Stored items from a collection:
##########

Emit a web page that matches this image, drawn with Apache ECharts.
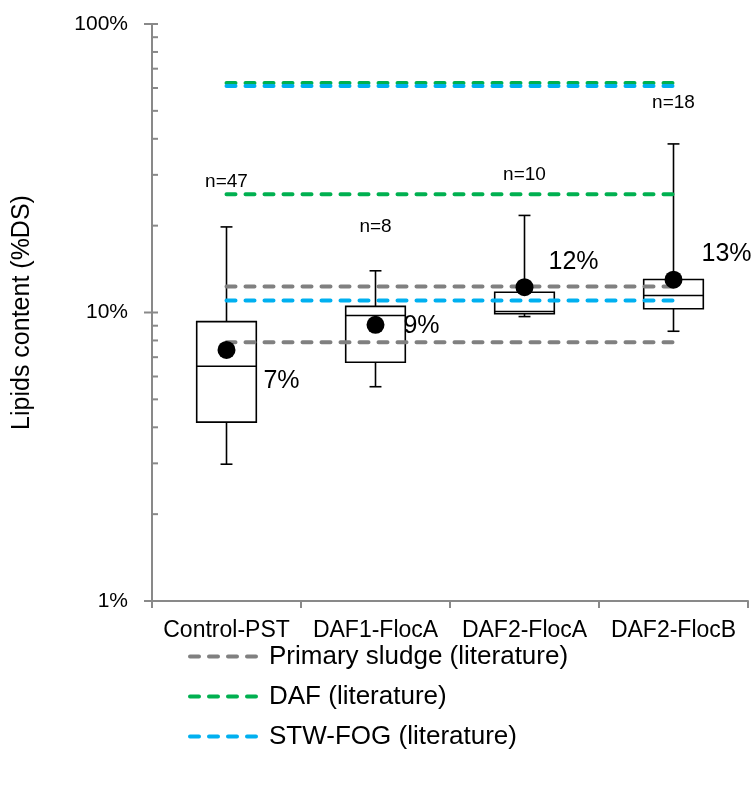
<!DOCTYPE html>
<html>
<head>
  <meta charset="utf-8">
  <title>Lipids content</title>
  <script src="https://cdn.jsdelivr.net/npm/echarts@6/dist/echarts.min.js"></script>
  <style>
    html, body { margin: 0; padding: 0; background: #fff; }
    #chart { width: 753px; height: 787px; }
  </style>
</head>
<body>
<div id="chart"></div>
<script>
  // categories and box statistics (% of DS)
  var categories = ['Control-PST', 'DAF1-FlocA', 'DAF2-FlocA', 'DAF2-FlocB'];
  var whiskerLow = [2.98, 5.53, 9.68, 8.61];
  var q1 = [4.17, 6.72, 9.9, 10.3];
  var median = [6.51, 9.76, 10.08, 11.46];
  var q3 = [9.3, 10.5, 11.76, 13.02];
  var whiskerHigh = [19.8, 13.95, 21.7, 38.4];
  var means = [7.42, 9.06, 12.24, 13.0];

  // sample counts and the level where their label sits
  var sampleCounts = [47, 8, 10, 18];
  var countLabelLevel = [28.5, 19.9, 30.1, 53.2];

  // literature ranges (two levels each)
  var primarySludge = [12.3, 7.88];
  var dafLit = [62.5, 25.7];
  var stwFog = [61.0, 11.0];

  // y axis ticks
  var yMajorTicks = [1, 10, 100];
  var yMinorTicks = [2, 3, 4, 5, 6, 7, 8, 9, 20, 30, 40, 50, 60, 70, 80, 90];

  var FONT = 'Liberation Sans, Arial, sans-serif';
  var AXIS_GREY = '#898989';

  var chart = echarts.init(document.getElementById('chart'));

  var boxData = categories.map(function (c, i) {
    return [i, whiskerLow[i], q1[i], median[i], q3[i], whiskerHigh[i]];
  });

  var tickData = yMajorTicks.map(function (v) { return [0, v, 1]; })
    .concat(yMinorTicks.map(function (v) { return [0, v, 0]; }));

  function flat(v) {
    return categories.map(function () { return v; });
  }

  function litSeries(name, color, levels) {
    return levels.map(function (v) {
      return {
        name: name,
        type: 'line',
        data: flat(v),
        symbol: 'none',
        silent: true,
        z: 3,
        color: color,
        lineStyle: {color: color, width: 4, type: [9, 10], cap: 'round'}
      };
    });
  }

  var meanOffsets = [[55, 31], [46, 1], [49, -25], [53, -26]];

  var series = [];

  // boxes and whiskers
  series.push({
    type: 'custom',
    z: 2,
    silent: true,
    data: boxData,
    renderItem: function (params, api) {
      var i = api.value(0);
      var band = api.size([1, 0])[0];
      var half = band * 0.2;
      var cap = band * 0.04;
      var x = api.coord([i, 1])[0];
      var yLow = api.coord([i, api.value(1)])[1];
      var yQ1 = api.coord([i, api.value(2)])[1];
      var yMed = api.coord([i, api.value(3)])[1];
      var yQ3 = api.coord([i, api.value(4)])[1];
      var yHigh = api.coord([i, api.value(5)])[1];
      var st = {stroke: '#000', lineWidth: 1.6, fill: null};
      return {
        type: 'group',
        children: [
          {type: 'line', shape: {x1: x, y1: yQ3, x2: x, y2: yHigh}, style: st},
          {type: 'line', shape: {x1: x - cap, y1: yHigh, x2: x + cap, y2: yHigh}, style: st},
          {type: 'line', shape: {x1: x, y1: yQ1, x2: x, y2: yLow}, style: st},
          {type: 'line', shape: {x1: x - cap, y1: yLow, x2: x + cap, y2: yLow}, style: st},
          {type: 'rect', shape: {x: x - half, y: yQ3, width: half * 2, height: yQ1 - yQ3},
            style: {stroke: '#000', lineWidth: 1.6, fill: '#fff'}},
          {type: 'line', shape: {x1: x - half, y1: yMed, x2: x + half, y2: yMed}, style: st}
        ]
      };
    }
  });

  series = series
    .concat(litSeries('Primary sludge (literature)', '#808080', primarySludge))
    .concat(litSeries('DAF (literature)', '#00B050', dafLit))
    .concat(litSeries('STW-FOG (literature)', '#00B0F0', stwFog));

  // means
  series.push({
    type: 'scatter',
    z: 5,
    silent: true,
    symbolSize: 18,
    itemStyle: {color: '#000', opacity: 1},
    data: means.map(function (m, i) {
      return {
        value: [i, m],
        label: {
          show: true,
          position: 'inside',
          offset: meanOffsets[i],
          formatter: Math.round(m) + '%',
          color: '#000',
          opacity: 1,
          fontSize: 25,
          fontFamily: FONT
        }
      };
    })
  });

  // n= labels
  series.push({
    type: 'scatter',
    z: 5,
    silent: true,
    symbolSize: 1,
    itemStyle: {color: 'rgba(0,0,0,0)', opacity: 1},
    data: sampleCounts.map(function (n, i) {
      return {
        value: [i, countLabelLevel[i]],
        label: {
          show: true,
          position: 'inside',
          formatter: 'n=' + n,
          color: '#000',
          opacity: 1,
          fontSize: 19,
          fontFamily: FONT
        }
      };
    })
  });

  // y axis ticks (major cross the axis, minor sit inside)
  series.push({
    type: 'custom',
    z: 6,
    silent: true,
    data: tickData,
    renderItem: function (params, api) {
      var band = api.size([1, 0])[0];
      var p = api.coord([0, api.value(1)]);
      var x0 = p[0] - band / 2;
      var major = api.value(2) === 1;
      return {
        type: 'line',
        shape: {x1: major ? x0 - 8 : x0, y1: p[1], x2: x0 + 6, y2: p[1]},
        style: {stroke: AXIS_GREY, lineWidth: 2}
      };
    }
  });

  chart.setOption({
    animation: false,
    backgroundColor: '#fff',
    textStyle: {fontFamily: FONT},
    grid: {left: 152, right: 5, top: 24, bottom: 186, containLabel: false},
    legend: {
      orient: 'vertical',
      left: 188,
      top: 643,
      padding: 0,
      itemWidth: 70,
      itemHeight: 20,
      itemGap: 13,
      selectedMode: false,
      itemStyle: {opacity: 0},
      lineStyle: {width: 4, type: [9, 10], cap: 'round'},
      data: ['Primary sludge (literature)', 'DAF (literature)', 'STW-FOG (literature)'],
      textStyle: {fontSize: 26, color: '#000', fontFamily: FONT, lineHeight: 27, padding: [0, 0, 0, 4]}
    },
    xAxis: {
      type: 'category',
      data: categories,
      boundaryGap: true,
      axisLine: {lineStyle: {color: AXIS_GREY, width: 2}},
      axisTick: {show: true, interval: 0, length: 7, lineStyle: {color: AXIS_GREY, width: 2}},
      axisLabel: {color: '#000', fontSize: 23, margin: 18, interval: 0, fontFamily: FONT},
      splitLine: {show: false}
    },
    yAxis: {
      type: 'log',
      logBase: 10,
      min: 1,
      max: 100,
      name: 'Lipids content (%DS)',
      nameLocation: 'middle',
      nameGap: 117,
      nameTextStyle: {color: '#000', fontSize: 25, fontFamily: FONT},
      axisLine: {show: true, lineStyle: {color: AXIS_GREY, width: 2}},
      axisTick: {show: false},
      axisLabel: {color: '#000', fontSize: 21, margin: 24, fontFamily: FONT, formatter: '{value}%'},
      splitLine: {show: false}
    },
    series: series
  });
</script>
</body>
</html>
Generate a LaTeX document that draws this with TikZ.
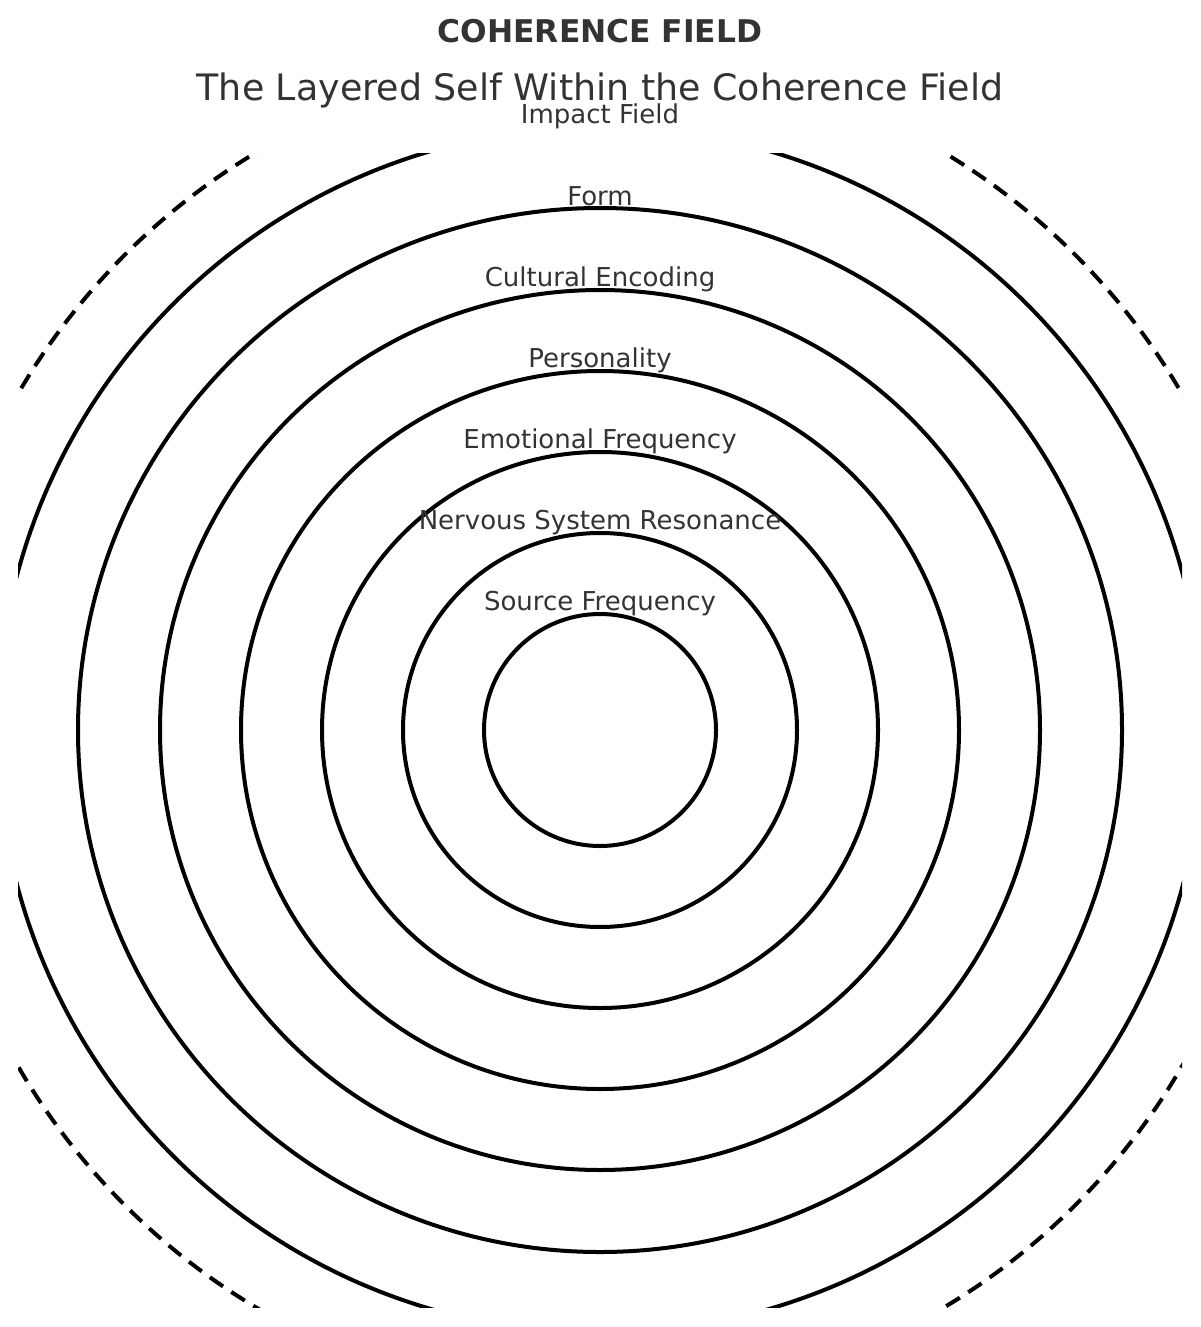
\documentclass[tikz,border=0pt]{standalone}
\usepackage{fontspec}
\setmainfont{DejaVu Sans}
\definecolor{txt}{HTML}{333333}
\begin{document}
\begin{tikzpicture}[x=1pt,y=-1pt,
  ring/.style={line width=4pt,black},
  lbl/.style={text=txt,font=\fontsize{26}{26}\selectfont,anchor=base},
]
\useasboundingbox (0,0) rectangle (1200,1327);
\coordinate (c) at (600,730);
\begin{scope}
\clip (18,153) rectangle (1182,1307);
\foreach \r in {116,197,278,359,440,522,603} {\draw[ring] (c) circle[radius=\r];}
\draw[ring,dash pattern=on 16pt off 10pt] (c) circle[radius=672];
\end{scope}
\node[text=txt,font=\bfseries\fontsize{31.3}{31}\selectfont,anchor=base] (t) at (600,43) {COHERENCE FIELD};
\node[text=txt,font=\fontsize{36.4}{36}\selectfont,anchor=base] (st) at (600,101) {The Layered Self Within the Coherence Field};
\node[lbl] (l7) at (600,124) {Impact Field};
\node[lbl] (l6) at (600,205) {Form};
\node[lbl] (l5) at (600,286) {Cultural Encoding};
\node[lbl] (l4) at (600,367) {Personality};
\node[lbl] (l3) at (600,448) {Emotional Frequency};
\node[lbl] (l2) at (600,529) {Nervous System Resonance};
\node[lbl] (l1) at (600,610) {Source Frequency};
\end{tikzpicture}
\end{document}
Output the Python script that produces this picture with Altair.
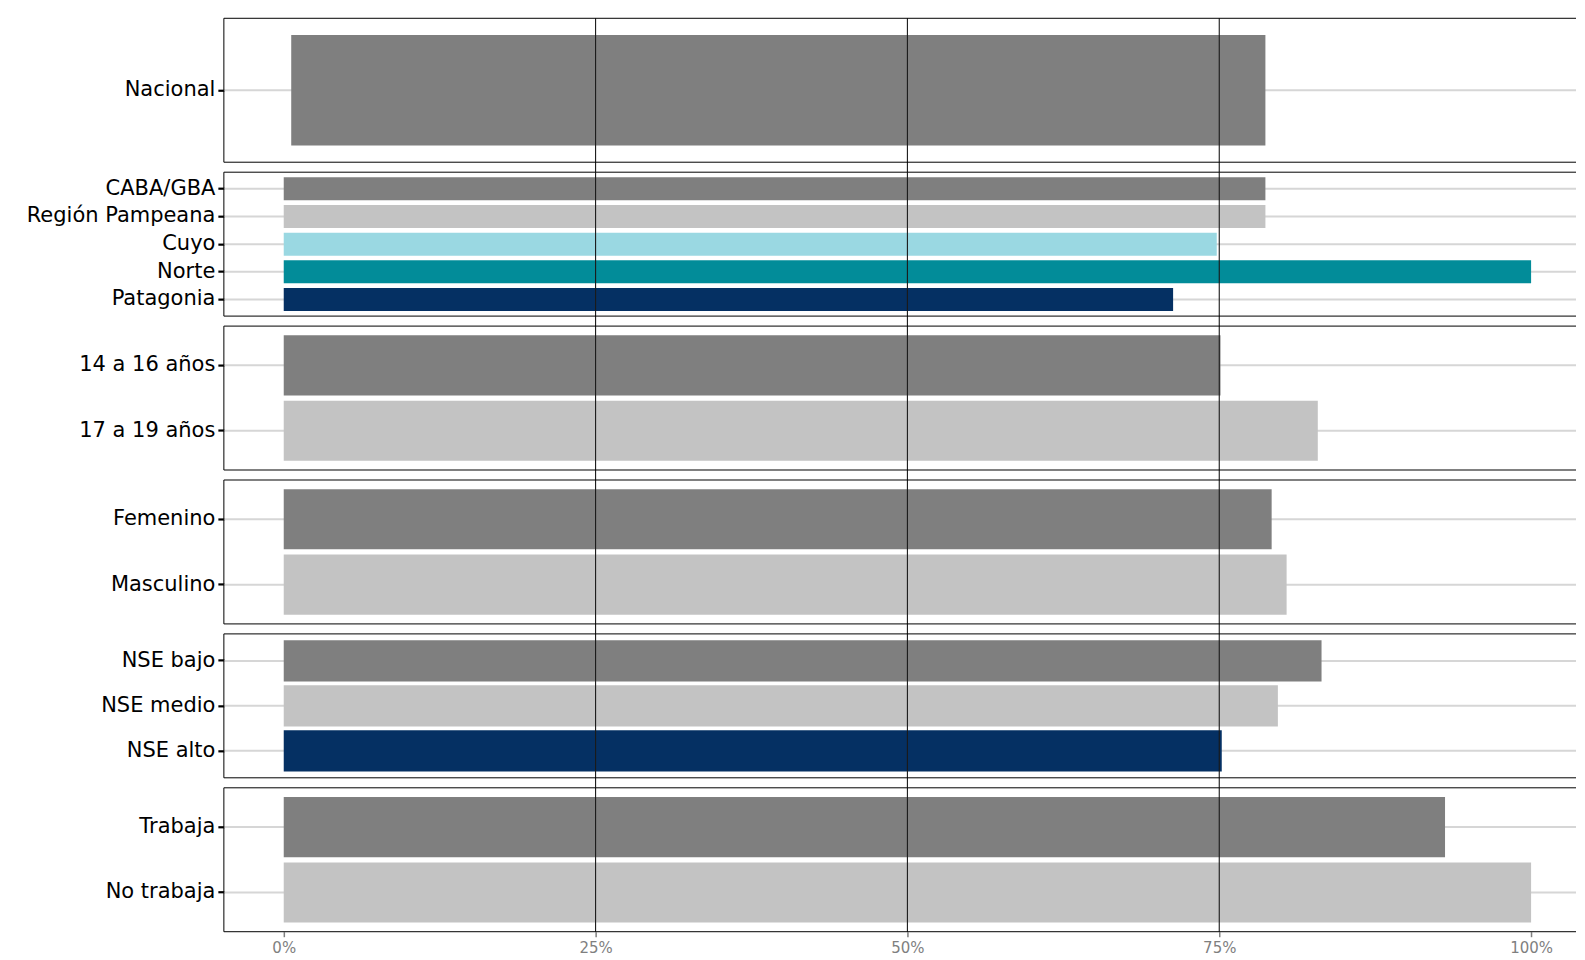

##########

* _DO THIS_: Emit the lines of the data above from the one containing "Generate a LaTeX" through its final line, both endpoints included. Pictures do not belong in the output.

* _PROBLEM SOLUTION_:
Generate a LaTeX document that draws this with TikZ.
\documentclass[tikz,border=0pt]{standalone}
\usepackage{fontspec}
\setmainfont{DejaVu Sans}
\definecolor{txt}{HTML}{333333}
\begin{document}
\begin{tikzpicture}[x=1pt,y=-1pt,
  ring/.style={line width=4pt,black},
  lbl/.style={text=txt,font=\fontsize{26}{26}\selectfont,anchor=base},
]
\useasboundingbox (0,0) rectangle (1200,1327);
\coordinate (c) at (600,730);
\begin{scope}
\clip (18,153) rectangle (1182,1307);
\foreach \r in {116,197,278,359,440,522,603} {\draw[ring] (c) circle[radius=\r];}
\draw[ring,dash pattern=on 16pt off 10pt] (c) circle[radius=672];
\end{scope}
\node[text=txt,font=\bfseries\fontsize{31.3}{31}\selectfont,anchor=base] (t) at (600,43) {COHERENCE FIELD};
\node[text=txt,font=\fontsize{36.4}{36}\selectfont,anchor=base] (st) at (600,101) {The Layered Self Within the Coherence Field};
\node[lbl] (l7) at (600,124) {Impact Field};
\node[lbl] (l6) at (600,205) {Form};
\node[lbl] (l5) at (600,286) {Cultural Encoding};
\node[lbl] (l4) at (600,367) {Personality};
\node[lbl] (l3) at (600,448) {Emotional Frequency};
\node[lbl] (l2) at (600,529) {Nervous System Resonance};
\node[lbl] (l1) at (600,610) {Source Frequency};
\end{tikzpicture}
\end{document}
Output the Python script that produces this picture with Altair.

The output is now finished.